In fact, if we look more closely, we'll see these types of apostles popping up more and more...in fact, at least, if not in name. To start with, there are our good friends Barnabas, Timothy, and Sylvanus, who seem to share in Paul's Apostolic authority enough to be listed as co-authors of many of his letters, and who almost always travel around with him and share seemingly directly in his ministry to the Gentiles and his Apostolic authority, being called Paul's "fellow-workers," his "son," and the like, and sent to Churches either in lieu of his own presence or in addition to it. In addition, Barnabas even seems to possess such power on a more permanent and less constrained basis, going on missionary journeys of his own, choosing his own companions, and the like, without much in the way of direct oversight by an Apostle.
However, the absolute best information we have on this kind of apostle, which both confirms and supplements what we've already seen, is found in the Pastoral Epistles, whose authenticity, as I've said, is somewhat more controversial in modern scholarship. Nevertheless, even if we suppose, for the sake of argument, that these Epistles are in fact not written by Paul, they would still serve to testify to the organization of the Church only a few decades later, and also to testify to how the organization of Paul's Church was viewed at that time; and in any event, the evidence we get from them is at best only a supplement to what we have already discovered. Nevertheless, for myself I do not consider the arguments against the authenticity of the Pastorals to be at all convincing or even particularly difficult, and so I will be from hereon proceeding from the assumption that they are genuine. Thou art warned.
St. Timothy the apostle
Now, the Pastoral Epistles provide us with a very good, very nice look at how exactly the process of Apostolic delegation worked, and what exactly such a delegate was supposed to do. These epistles are written by Paul to Timothy and Titus, respectively, both of whom had been frequent companions with Paul on his journeys and participators in his ministry. Now, however, they are separated from Paul, and have been sent by Paul as delegates to certain cities and regions to act in his stead and exercise his authority. There, they seemingly possess supreme, apostolic power over the local church and the local presbyters, possessing the authority to ordain presbyters/episkopoi (Titus 1:5, et al), and also the authority to judge and publicly condemn them (1 Timothy 5:19-20), as well as the authority to authoritatively teach and proclaim the Gospel to all (2 Timothy 4:2). In other words, in a very real way, these apostolic delegates are authorized to act in the stead of the Apostles themselves. More than this, however, these men as specially charged with faithfully keeping the Apostolic teaching, obeying its dictates, and passing it on in turn to others. This comes across most clearly in 2 Timothy, a letter written shortly prior to Paul's own death to a seemingly absent Timothy currently fulfilling his apostolic commission in an unknown location. In this letter, Paul greets the absent Timothy and calls upon him to continue his apostolic ministry, even after Paul's own death, (2 Timothy 4:1-5) and also to faithfully keep, teach, and pass on his and the other Apostles' teaching to others, in perpetuity: "And the things which you have heard of me by many witnesses, the same commend to faithful men who shall be fit to teach others also." (2:2) Indeed, even at this time, Paul is still perhaps sending out others to various places as delegates (4:12), delegates whose mission will almost certainly outlive him.

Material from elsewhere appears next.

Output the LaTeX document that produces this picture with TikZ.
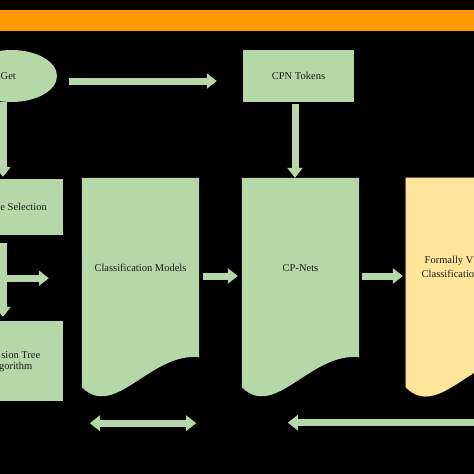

The point of all of this, put simply, is that the Apostolic power, even during the lifetime of the Apostles was far from a completely unique or completely extraordinary thing, that it was indeed both shareable and frequently shared with various other persons to various degrees, who already in the lifetime of the Apostles frequently and perhaps even habitually exercised Apostolic power in the absence of the Apostles themselves. Thus, the local churches, normally ruled by presbyters, would not have been at all unused to having apostolic authority in contact with them, even though the Apostles themselves, being only at their greatest extent thirteen men--and men extraordinarily prone to being martyred at that--could not possibly have a significant presence in such a massive and geographically dispersed Church.
St. Titus the apostle
Indeed, even the Didache (a Christian instructional document usually dated to the mid first century) seems to have far more of this situation in mind, since its main mention of "apostles" is as at least fairly common, temporary messengers who are to be received "as the Lord"--namely, as possessing absolutely supreme authority over the local church--but rejected if they stay more than two days or try to profit from their status materially. This doesn't exactly match up with the information in Paul, where these apostolic delegates have considerably more latitude--but in Paul, the delegates always come with an explicit, verifying correspondence from the Apostle Paul himself giving their mission and personally authorizing their continuing presence, and it may be that the Didache's instructions are for the probably more common, less extraordinary situations where such was absent or unnecessary. Of course, it could also be the case (as some have argued) that the Didache reflects somewhat of a push-back by local presbyteral bodies against what they perceived to be undue meddling in their affairs by apostolic authority. If so, though, the fact that even such a pushback does not dare to dispute the absolute supremacy of such apostolic delegates and the necessity of treating them and obeying them as though they were the Lord himself, is quite significant.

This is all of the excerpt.